Finora se n’è capito poco, è sembrata più un’evocazione, una suggestione che un progetto preciso. Non sarà un nuovo partito: quelli che ci sono bastano e avanzano. Non sarà una riedizione del Popolo della Libertà, che non ha funzionato proprio per nulla ultimamente. Non sarà una coalizione di partiti, che la nuova legge non incoraggia, e che non funziona. Più probabilmente un coordinamento elettorale, con poche regole chiare, al quale possono partecipare partiti, associazioni di singoli cittadini, che si ritrovano su un programma, per quelle elezioni, e per governare con alcuni obbiettivi concreti. Una cosa snella, senza apparati, senza sedi, senza spese fisse (che già adesso ci sono le fidejussioni che vanno scadendo e nessuno sa dove trovare i soldi). Forse non riuscirà a compiere di nuovo il “miracolo” del ’94 – i miracoli, come le bombe, non capitano mai due volte nello stesso posto – e forse è invece vero che Berlusconi ha esattamente chiaro il quadro realistico, le percentuali elettorali che ci sono e quelle che verranno, e punta a mantenere solo una pattuglia di fedelissimi, una cinquantina di parlamentari, e va bene così. Pure, bastasse solo a impedire che l’elettorato moderato smotti verso le nequizie di Salvini, basterebbe già solo questo, per fare della resilienza di Berlusconi un segno di grandezza politica.
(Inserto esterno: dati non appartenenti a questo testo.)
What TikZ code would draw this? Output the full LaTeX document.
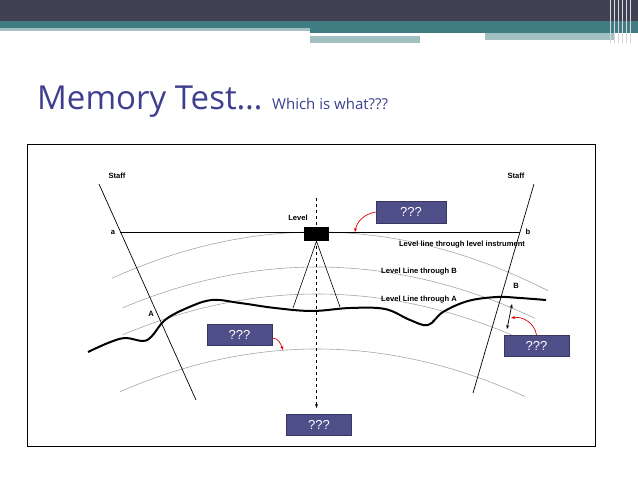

Fitto ha ufficializzato l’uscita da Forza Italia. Il Cavaliere non si è scomposto: «Ci siamo tolti un peso». Sembra – non sorprenda l’accostamento, la storia è bizzarra – l’eco togliattiana del «Vittorini se n’è ghiuto e soli ci ha lasciato», quando il Gran capo comunista fece spallucce e trattò con sufficienza le questioni che lo scrittore siciliano aveva posto.
E ora le regionali, dopo la scoppola delle amministrative e, tutto lo lascia presumere, quella dei ballottaggi. Quelle percentuali scandalose erano messe in conto? Chissà. Certo, Renzi pensa a un sette a zero, come fosse il 61 a zero siciliano del 2001 – vedete che la storia è bizzarra? –, quando Forza Italia rastrellò tutti i collegi elettorali che c’erano da rastrellare. Andrà così?
Chissà. Ora, certo non è che siccome la Juventus ha battuto il Real Madrid finendo in finale di Champions, tutte le mattine il mondo ci manda una sorpresa. Però, se quel sette a zero – Boschi dixit – fosse invece un sei a uno, un cinque a due, e – sorpresa à la Juventus – un quattro a tre?
Beh, dovremmo proprio ripensare il renzismo e Renzi.
Beh, dovremmo proprio ripensare il berlusconismo e Berlusconi.